I started to have my doubts when I noticed the Gruner Vetliner, Austrian Pepper, Austria towards the very end of the whites. Now that too is a typo*, as it should read Veltliner, and really there should be an umlaut over the u in Grüner. But that’s not the issue. My experience with Grüner has been with lighter bodied versions of the wine, and I know heavier ones exist. But I have to question the placement of this after the big Californian chardonnays.

Finally, I’m dismayed at having a category entirely for White Zinfandel. In this day and age to solely have a white zin when there are so many delicious blush wines from around the world is disappointing.

So in the end, I’m amused and intrigued, if not particularly pleased.

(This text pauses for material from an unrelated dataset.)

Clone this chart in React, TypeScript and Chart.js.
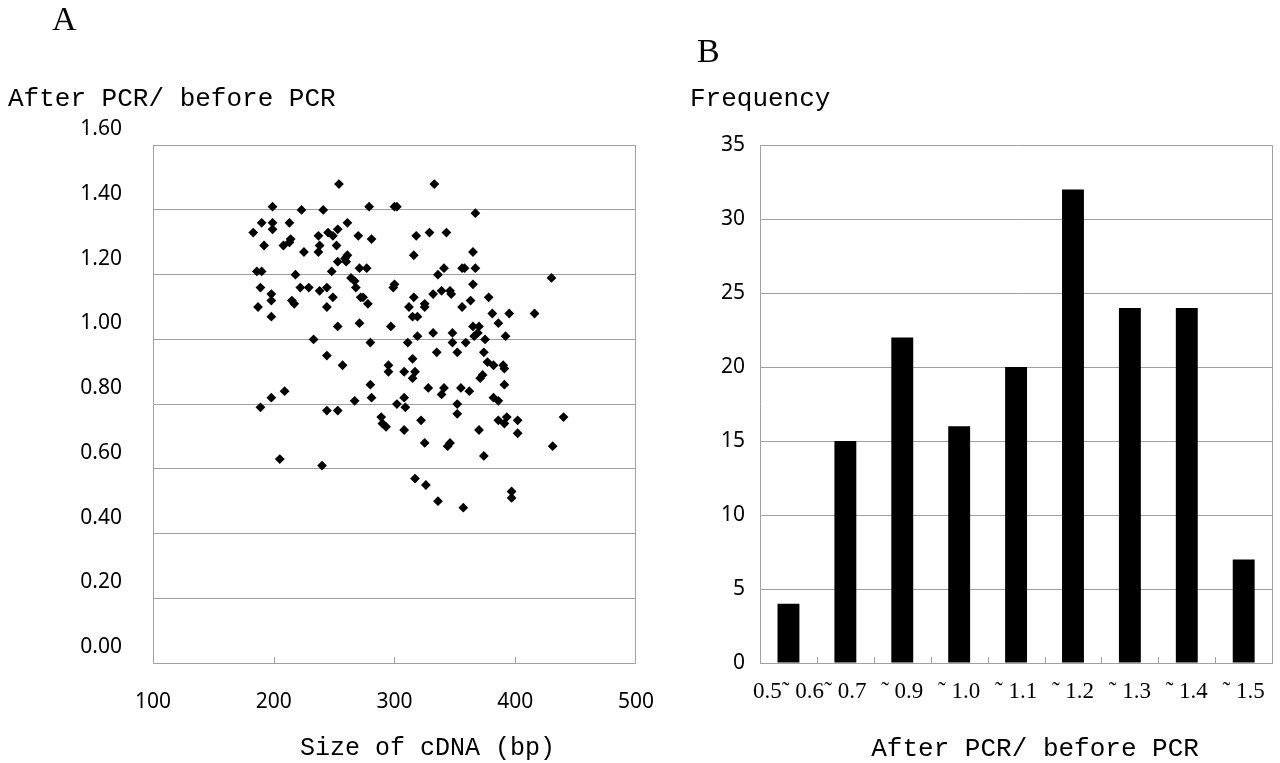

* I recognize the obnoxiousness of pointing out typos when this blog would be full of errors, especially on those days that Mrs. Fussy does not copy edit the post. However, the list is full of them. And the wine list is a printed document, that should go through multiple rounds of checking before going to press. As a result, I hold the wine list to a higher standard.

4 Comments leave one →
  1. August 7, 2011 3:36 pm

    Several points here:

    1. I always thought being a “menu writer” would be a cool job. Is that even a job?

    2. I want to love The Point. I really do. A great location, great patio, etc. But I just can’t love it. The food is somehow lacking, and most of the staff is so hipter/pretentious (especially the girls). Feels more bark than bite to me; therefore, I’m not really surprised with your critique of the wine list. Seems fairly apropros based on the rest of the establishment.

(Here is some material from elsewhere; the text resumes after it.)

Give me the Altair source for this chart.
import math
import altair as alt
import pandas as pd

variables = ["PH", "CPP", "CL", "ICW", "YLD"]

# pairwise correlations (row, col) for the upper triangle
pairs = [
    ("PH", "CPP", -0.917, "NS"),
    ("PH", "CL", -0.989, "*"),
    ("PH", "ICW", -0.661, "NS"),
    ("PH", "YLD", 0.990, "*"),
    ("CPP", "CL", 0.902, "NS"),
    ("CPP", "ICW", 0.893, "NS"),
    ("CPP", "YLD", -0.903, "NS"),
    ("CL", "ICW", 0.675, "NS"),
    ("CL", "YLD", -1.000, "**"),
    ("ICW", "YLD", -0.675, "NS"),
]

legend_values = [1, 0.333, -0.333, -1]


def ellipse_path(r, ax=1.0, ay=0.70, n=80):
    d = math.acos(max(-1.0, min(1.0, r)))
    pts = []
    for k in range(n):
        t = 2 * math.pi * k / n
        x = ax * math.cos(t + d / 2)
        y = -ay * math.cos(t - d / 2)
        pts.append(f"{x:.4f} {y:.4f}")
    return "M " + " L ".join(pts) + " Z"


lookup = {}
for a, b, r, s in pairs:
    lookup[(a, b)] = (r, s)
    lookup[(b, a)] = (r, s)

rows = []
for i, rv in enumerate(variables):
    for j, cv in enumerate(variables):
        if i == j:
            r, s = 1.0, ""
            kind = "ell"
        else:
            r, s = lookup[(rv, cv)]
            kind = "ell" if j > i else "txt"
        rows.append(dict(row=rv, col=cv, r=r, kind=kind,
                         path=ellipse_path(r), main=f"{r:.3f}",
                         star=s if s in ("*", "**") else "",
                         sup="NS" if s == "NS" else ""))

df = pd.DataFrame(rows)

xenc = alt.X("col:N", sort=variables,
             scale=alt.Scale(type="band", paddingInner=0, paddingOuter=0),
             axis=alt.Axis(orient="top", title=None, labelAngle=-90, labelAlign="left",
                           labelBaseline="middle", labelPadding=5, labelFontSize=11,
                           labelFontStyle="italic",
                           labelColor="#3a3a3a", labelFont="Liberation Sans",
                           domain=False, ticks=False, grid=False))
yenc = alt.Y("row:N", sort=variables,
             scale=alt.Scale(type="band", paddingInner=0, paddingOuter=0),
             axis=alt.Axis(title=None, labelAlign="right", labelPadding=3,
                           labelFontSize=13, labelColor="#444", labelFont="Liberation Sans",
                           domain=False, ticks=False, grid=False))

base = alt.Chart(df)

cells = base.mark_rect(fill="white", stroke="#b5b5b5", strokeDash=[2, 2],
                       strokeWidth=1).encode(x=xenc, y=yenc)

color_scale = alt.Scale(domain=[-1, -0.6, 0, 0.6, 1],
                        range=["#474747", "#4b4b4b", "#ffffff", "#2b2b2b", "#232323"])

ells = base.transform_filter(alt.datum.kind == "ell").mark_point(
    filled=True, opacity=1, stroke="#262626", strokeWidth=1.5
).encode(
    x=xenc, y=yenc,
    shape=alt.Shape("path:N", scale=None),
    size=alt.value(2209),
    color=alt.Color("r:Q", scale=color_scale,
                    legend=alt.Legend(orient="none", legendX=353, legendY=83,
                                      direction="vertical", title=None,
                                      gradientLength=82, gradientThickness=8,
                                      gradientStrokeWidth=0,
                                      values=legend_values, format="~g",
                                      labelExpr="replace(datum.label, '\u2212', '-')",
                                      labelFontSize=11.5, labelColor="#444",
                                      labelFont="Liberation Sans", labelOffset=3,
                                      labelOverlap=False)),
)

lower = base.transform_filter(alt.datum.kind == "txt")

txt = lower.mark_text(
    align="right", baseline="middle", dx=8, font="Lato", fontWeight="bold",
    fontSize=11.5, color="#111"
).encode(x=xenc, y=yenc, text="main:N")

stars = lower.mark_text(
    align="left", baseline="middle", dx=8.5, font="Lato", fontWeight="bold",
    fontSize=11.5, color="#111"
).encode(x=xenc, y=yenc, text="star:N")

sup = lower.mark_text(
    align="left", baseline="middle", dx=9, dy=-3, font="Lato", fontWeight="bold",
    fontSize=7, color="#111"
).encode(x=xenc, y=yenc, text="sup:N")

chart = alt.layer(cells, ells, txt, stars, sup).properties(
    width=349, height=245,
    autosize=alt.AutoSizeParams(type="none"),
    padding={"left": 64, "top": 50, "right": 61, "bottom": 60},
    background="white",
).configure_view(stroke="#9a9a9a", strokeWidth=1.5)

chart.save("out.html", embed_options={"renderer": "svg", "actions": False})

    3. I think you should come up with a list of restaurants with the best/cheapest bottle service. My current favorite eatery (Jake Moon, Clarksville) is a good place to start.

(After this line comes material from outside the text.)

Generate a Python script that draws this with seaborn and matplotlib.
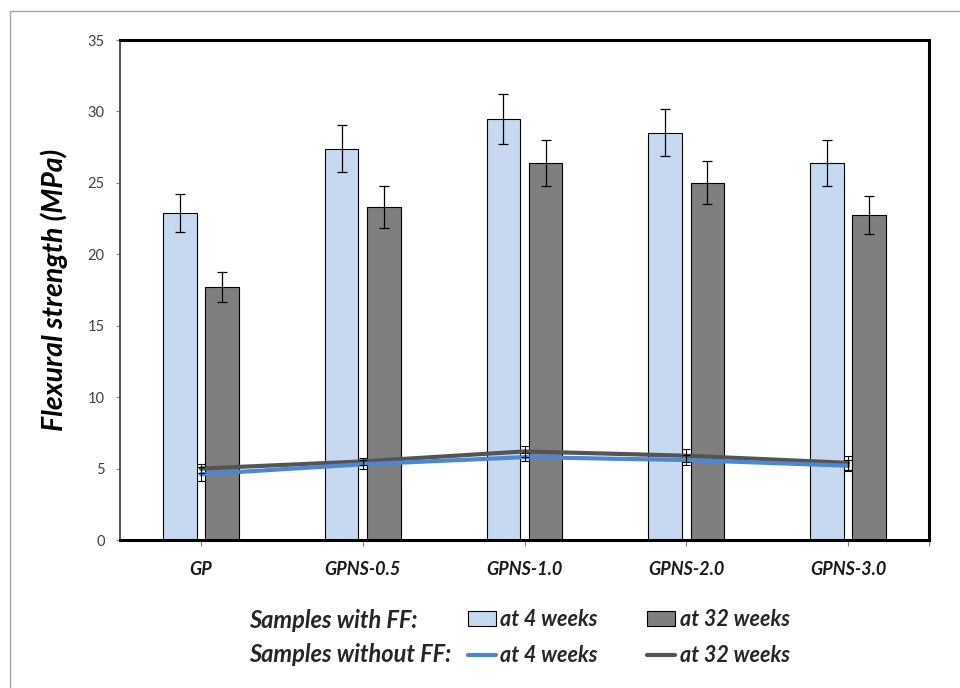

    Lovely post! I’d love to see if The Point responded.

  2. August 8, 2011 7:18 pm

    Finally, I’m dismayed at having a category entirely for White Zinfandel. In this day and age to solely have a white zin when there are so many delicious blush wines from around the world is disappointing.

    I think this is probably the worst offense next to not having the vintages (which is really a problem for all of the reasons you list and more). The markups actually make a bit of sense from an economical perspective, if it is a bit misleading, and the “more common” bottles (i.e., ones that would be sold in the supermarket if that was allowed here) is, in some senses, a good strategy, too – people are comfortable with what they know.

    My husband and I were just at a wedding in the Willamette Valley over the weekend. Both of us are not fans of blush or rose wines, he less so than I am. However, we were both pleasantly surprised at how delicious rose of pinot noir is, compared with what we’ve tasted in the past. White Zinfandel, in my mind, isn’t even really wine – it’s a sugary, alcoholic concoction, sweet and cheap and appealing to 20 year-old coeds who have no palate and no money.* Blushes, and to a lesser extent, roses (not the same thing, I learned!) tend toward this as well, however it would be good practice for a good restaurant to help shatter this image.

    *I may or may not have fallen into this category at a certain point in my life. I make no admissions to this.

  3. August 9, 2011 2:24 pm

    I wholeheartedly agree with your typo pet peeve. I’ve pointed out a number in my area (Boston), and found that not too many places appreciate the effort, even if I’m just trying to be helpful. What really gets me is when brand names are misspelled. A regular error here and there is one thing, but to get someone’s product name wrong is unacceptable. Sure, I understand that a lot of them are big scary foreign words, but when you have the label right in front of you, there’s no excuse. Can you imagine putting “Coco-Coola” on your menu?

  4. August 12, 2011 7:28 pm

    I was actually reviewing The Point’s wines a few days ago before going out to dinner there and I was really disappointed. Looking the various bottles up on review websites, I saw that many of them have only mediocre reviews, and were marked up a ridiculous amount on The Point’s menu. I’m glad you’re putting this out there.